Problem statement
Lines containing the word "standalone" are the ones to copy from the records below.

Task input
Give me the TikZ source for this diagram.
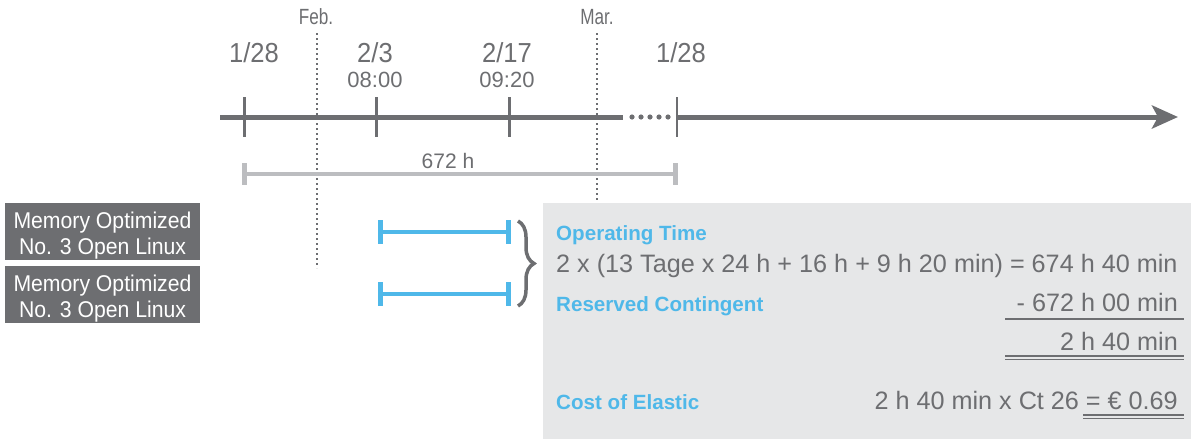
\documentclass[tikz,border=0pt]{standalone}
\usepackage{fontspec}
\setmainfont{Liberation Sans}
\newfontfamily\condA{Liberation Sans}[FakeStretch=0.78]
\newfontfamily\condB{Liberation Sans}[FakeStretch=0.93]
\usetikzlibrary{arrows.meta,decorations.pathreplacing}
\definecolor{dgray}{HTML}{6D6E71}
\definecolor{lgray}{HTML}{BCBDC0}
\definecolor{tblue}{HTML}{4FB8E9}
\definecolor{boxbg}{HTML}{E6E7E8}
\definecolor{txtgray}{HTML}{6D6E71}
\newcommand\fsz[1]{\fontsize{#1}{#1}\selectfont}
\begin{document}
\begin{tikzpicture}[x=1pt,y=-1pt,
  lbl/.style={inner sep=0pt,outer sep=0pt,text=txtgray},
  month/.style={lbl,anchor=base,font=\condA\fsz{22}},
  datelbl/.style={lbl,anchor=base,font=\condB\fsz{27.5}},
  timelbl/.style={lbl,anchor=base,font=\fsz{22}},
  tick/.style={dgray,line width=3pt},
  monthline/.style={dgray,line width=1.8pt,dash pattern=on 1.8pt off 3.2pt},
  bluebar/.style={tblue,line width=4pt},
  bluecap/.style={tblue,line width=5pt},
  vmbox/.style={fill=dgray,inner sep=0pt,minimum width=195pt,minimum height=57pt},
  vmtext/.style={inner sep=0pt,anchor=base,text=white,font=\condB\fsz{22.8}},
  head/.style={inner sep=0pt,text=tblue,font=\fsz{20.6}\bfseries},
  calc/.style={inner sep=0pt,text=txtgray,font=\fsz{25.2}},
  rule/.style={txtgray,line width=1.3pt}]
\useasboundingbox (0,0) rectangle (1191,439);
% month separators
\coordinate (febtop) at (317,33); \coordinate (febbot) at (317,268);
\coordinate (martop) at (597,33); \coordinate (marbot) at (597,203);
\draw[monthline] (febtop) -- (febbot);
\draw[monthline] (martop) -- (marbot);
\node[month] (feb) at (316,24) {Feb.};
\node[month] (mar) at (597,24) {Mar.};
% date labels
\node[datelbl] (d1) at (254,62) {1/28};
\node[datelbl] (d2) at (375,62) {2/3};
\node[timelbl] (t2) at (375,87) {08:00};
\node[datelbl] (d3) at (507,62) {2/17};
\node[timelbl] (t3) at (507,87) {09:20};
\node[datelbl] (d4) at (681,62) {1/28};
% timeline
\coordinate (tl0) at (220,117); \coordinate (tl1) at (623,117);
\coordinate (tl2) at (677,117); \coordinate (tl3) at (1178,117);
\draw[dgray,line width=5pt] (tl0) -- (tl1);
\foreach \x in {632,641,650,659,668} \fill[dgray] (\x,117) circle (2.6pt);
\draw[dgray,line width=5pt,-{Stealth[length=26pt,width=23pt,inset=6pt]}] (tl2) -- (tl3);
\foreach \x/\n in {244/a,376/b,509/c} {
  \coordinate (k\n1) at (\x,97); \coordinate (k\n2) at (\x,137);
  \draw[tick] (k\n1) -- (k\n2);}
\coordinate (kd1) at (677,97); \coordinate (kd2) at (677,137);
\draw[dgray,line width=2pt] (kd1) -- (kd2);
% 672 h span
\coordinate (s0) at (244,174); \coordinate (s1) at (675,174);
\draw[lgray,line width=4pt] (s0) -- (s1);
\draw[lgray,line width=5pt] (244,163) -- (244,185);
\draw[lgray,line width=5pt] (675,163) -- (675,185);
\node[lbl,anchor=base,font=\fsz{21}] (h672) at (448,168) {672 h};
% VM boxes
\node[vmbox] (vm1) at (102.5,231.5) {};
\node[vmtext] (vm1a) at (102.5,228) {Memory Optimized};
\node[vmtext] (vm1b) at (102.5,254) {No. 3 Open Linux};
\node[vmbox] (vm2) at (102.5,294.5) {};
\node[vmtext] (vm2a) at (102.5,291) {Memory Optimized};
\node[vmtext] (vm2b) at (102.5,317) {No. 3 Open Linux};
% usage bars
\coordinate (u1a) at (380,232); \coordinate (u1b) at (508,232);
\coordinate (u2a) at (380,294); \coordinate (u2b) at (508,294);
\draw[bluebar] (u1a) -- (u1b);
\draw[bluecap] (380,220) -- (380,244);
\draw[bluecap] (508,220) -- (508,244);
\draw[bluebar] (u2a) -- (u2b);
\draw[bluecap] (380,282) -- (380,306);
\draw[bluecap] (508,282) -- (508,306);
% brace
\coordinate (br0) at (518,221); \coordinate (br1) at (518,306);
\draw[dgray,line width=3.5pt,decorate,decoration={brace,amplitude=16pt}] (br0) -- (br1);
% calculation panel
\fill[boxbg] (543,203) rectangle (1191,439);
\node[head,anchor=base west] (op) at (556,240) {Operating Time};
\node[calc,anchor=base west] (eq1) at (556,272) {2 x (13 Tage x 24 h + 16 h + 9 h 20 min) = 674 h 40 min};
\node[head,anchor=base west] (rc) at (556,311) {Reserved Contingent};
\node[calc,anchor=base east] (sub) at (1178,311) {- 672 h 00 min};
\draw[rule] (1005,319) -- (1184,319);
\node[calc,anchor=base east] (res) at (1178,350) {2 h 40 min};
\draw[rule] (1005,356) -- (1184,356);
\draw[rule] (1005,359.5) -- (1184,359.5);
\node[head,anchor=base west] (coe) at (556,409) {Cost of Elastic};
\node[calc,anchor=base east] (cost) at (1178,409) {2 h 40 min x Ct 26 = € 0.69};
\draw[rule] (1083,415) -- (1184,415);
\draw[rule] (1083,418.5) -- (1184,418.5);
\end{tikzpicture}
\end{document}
* * *
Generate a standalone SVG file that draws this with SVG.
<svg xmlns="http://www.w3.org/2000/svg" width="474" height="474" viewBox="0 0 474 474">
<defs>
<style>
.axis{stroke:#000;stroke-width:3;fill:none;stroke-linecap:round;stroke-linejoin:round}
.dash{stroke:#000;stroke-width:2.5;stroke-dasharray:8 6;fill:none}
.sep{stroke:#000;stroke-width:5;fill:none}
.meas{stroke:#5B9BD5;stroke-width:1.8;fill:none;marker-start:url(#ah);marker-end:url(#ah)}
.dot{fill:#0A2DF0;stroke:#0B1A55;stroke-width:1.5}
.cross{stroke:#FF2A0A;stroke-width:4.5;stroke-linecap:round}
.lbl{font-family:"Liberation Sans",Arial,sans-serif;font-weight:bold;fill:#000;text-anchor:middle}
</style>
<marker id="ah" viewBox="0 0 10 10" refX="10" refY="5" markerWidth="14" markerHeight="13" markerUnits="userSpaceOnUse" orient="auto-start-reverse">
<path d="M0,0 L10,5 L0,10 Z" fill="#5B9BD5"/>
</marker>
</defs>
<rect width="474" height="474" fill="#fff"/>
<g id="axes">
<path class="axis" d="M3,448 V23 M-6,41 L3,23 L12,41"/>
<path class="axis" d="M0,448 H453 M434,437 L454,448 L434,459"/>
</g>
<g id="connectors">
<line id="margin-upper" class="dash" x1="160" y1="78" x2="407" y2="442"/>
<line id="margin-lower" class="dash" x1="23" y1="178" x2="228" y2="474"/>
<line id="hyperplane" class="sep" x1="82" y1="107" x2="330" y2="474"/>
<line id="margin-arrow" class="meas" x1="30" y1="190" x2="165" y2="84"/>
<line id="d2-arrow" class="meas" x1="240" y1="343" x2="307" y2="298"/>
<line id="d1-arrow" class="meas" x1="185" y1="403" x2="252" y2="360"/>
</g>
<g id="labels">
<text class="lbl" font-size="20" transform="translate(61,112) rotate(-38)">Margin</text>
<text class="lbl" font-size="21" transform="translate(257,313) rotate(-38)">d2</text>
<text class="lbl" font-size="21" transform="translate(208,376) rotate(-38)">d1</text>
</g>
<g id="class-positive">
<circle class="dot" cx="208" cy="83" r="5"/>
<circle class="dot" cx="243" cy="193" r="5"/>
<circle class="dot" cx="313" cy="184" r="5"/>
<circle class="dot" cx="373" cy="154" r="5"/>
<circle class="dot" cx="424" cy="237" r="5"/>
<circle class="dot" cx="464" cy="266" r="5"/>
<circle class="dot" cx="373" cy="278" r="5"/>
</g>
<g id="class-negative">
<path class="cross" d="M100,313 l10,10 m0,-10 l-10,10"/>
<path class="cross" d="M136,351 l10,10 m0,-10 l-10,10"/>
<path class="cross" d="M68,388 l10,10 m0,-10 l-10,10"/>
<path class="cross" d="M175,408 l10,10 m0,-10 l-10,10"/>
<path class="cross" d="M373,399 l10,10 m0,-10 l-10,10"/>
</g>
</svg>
* * *
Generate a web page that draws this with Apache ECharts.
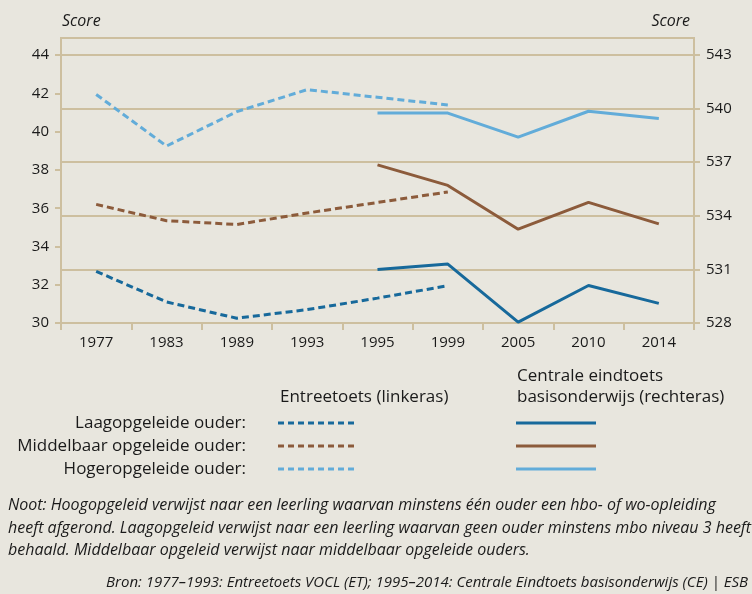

Full answer
\documentclass[tikz,border=0pt]{standalone}
Generate a standalone SVG file that draws this with SVG.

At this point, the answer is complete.